Effect of Superheat on Hot Tearing Susceptibility in Re-melted 6061 Aluminum Alloy

This experiment aimed to evaluate the susceptibility of re-melted 6061 aluminum alloy to hot tearing by focusing on how variation in superheat affected both cooling rate and thermal stress during solidification. To achieve this goal, an instrumented constrained rod casting (CRC) method was used to record the cooling and stress curves. Additionally, hot tearing was analyzed considering different casting designs and feeding mechanisms. Fracture surfaces resulting from hot tearing was examined using scanning electron microscopy (SEM). The experiment found that increasing the superheat in re-melted 6061 aluminum alloy led to a decrease in cooling rate and slowed the solidification process.

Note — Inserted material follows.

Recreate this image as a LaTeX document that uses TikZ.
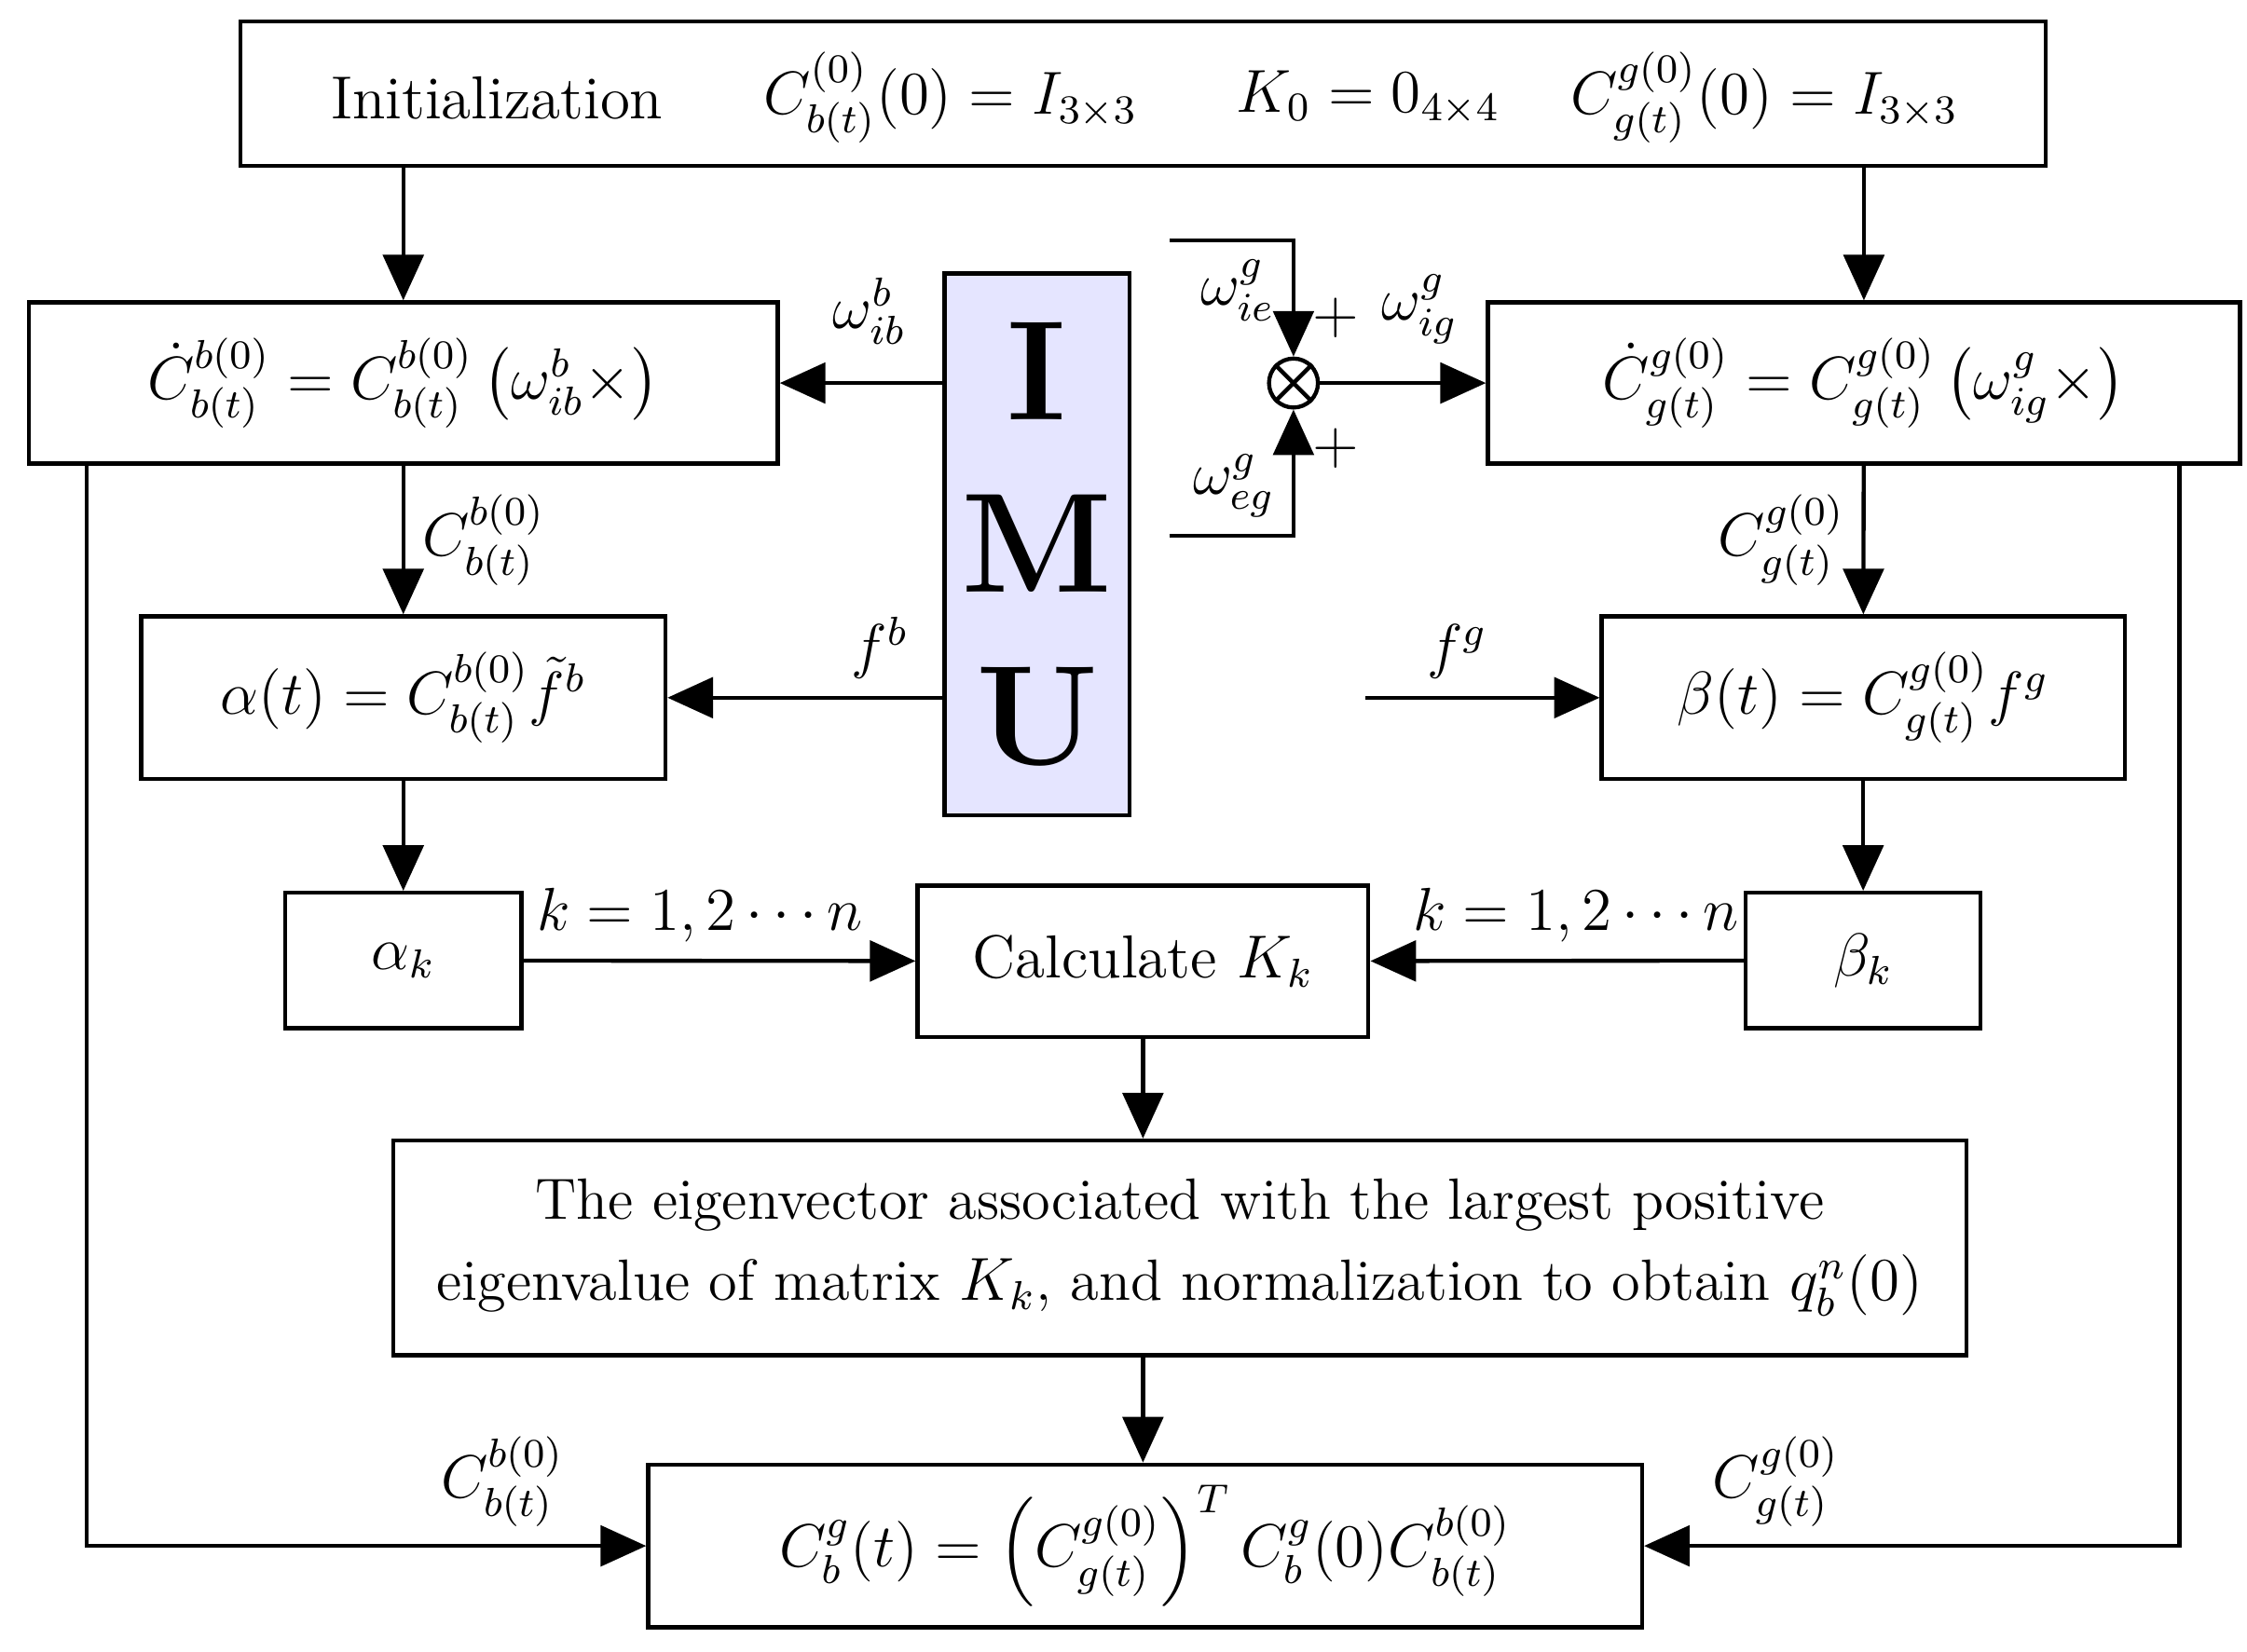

This scenario occurred due to the reduction in the temperature gradient between the molten metal and the mold, an increase in the time required for mold to absorb heat, as well as changes in the nucleation and crystal growth mechanisms. Consequently, the average load recorded during solidification increased due to heat, thermal contraction, and microstructural changes that increased thermal stress. It was also observed that higher superheat widened liquid-solid phase range, and also increased susceptibility to hot tearing. Finally, all these factors contributed to the increase in hot tearing during solidification process.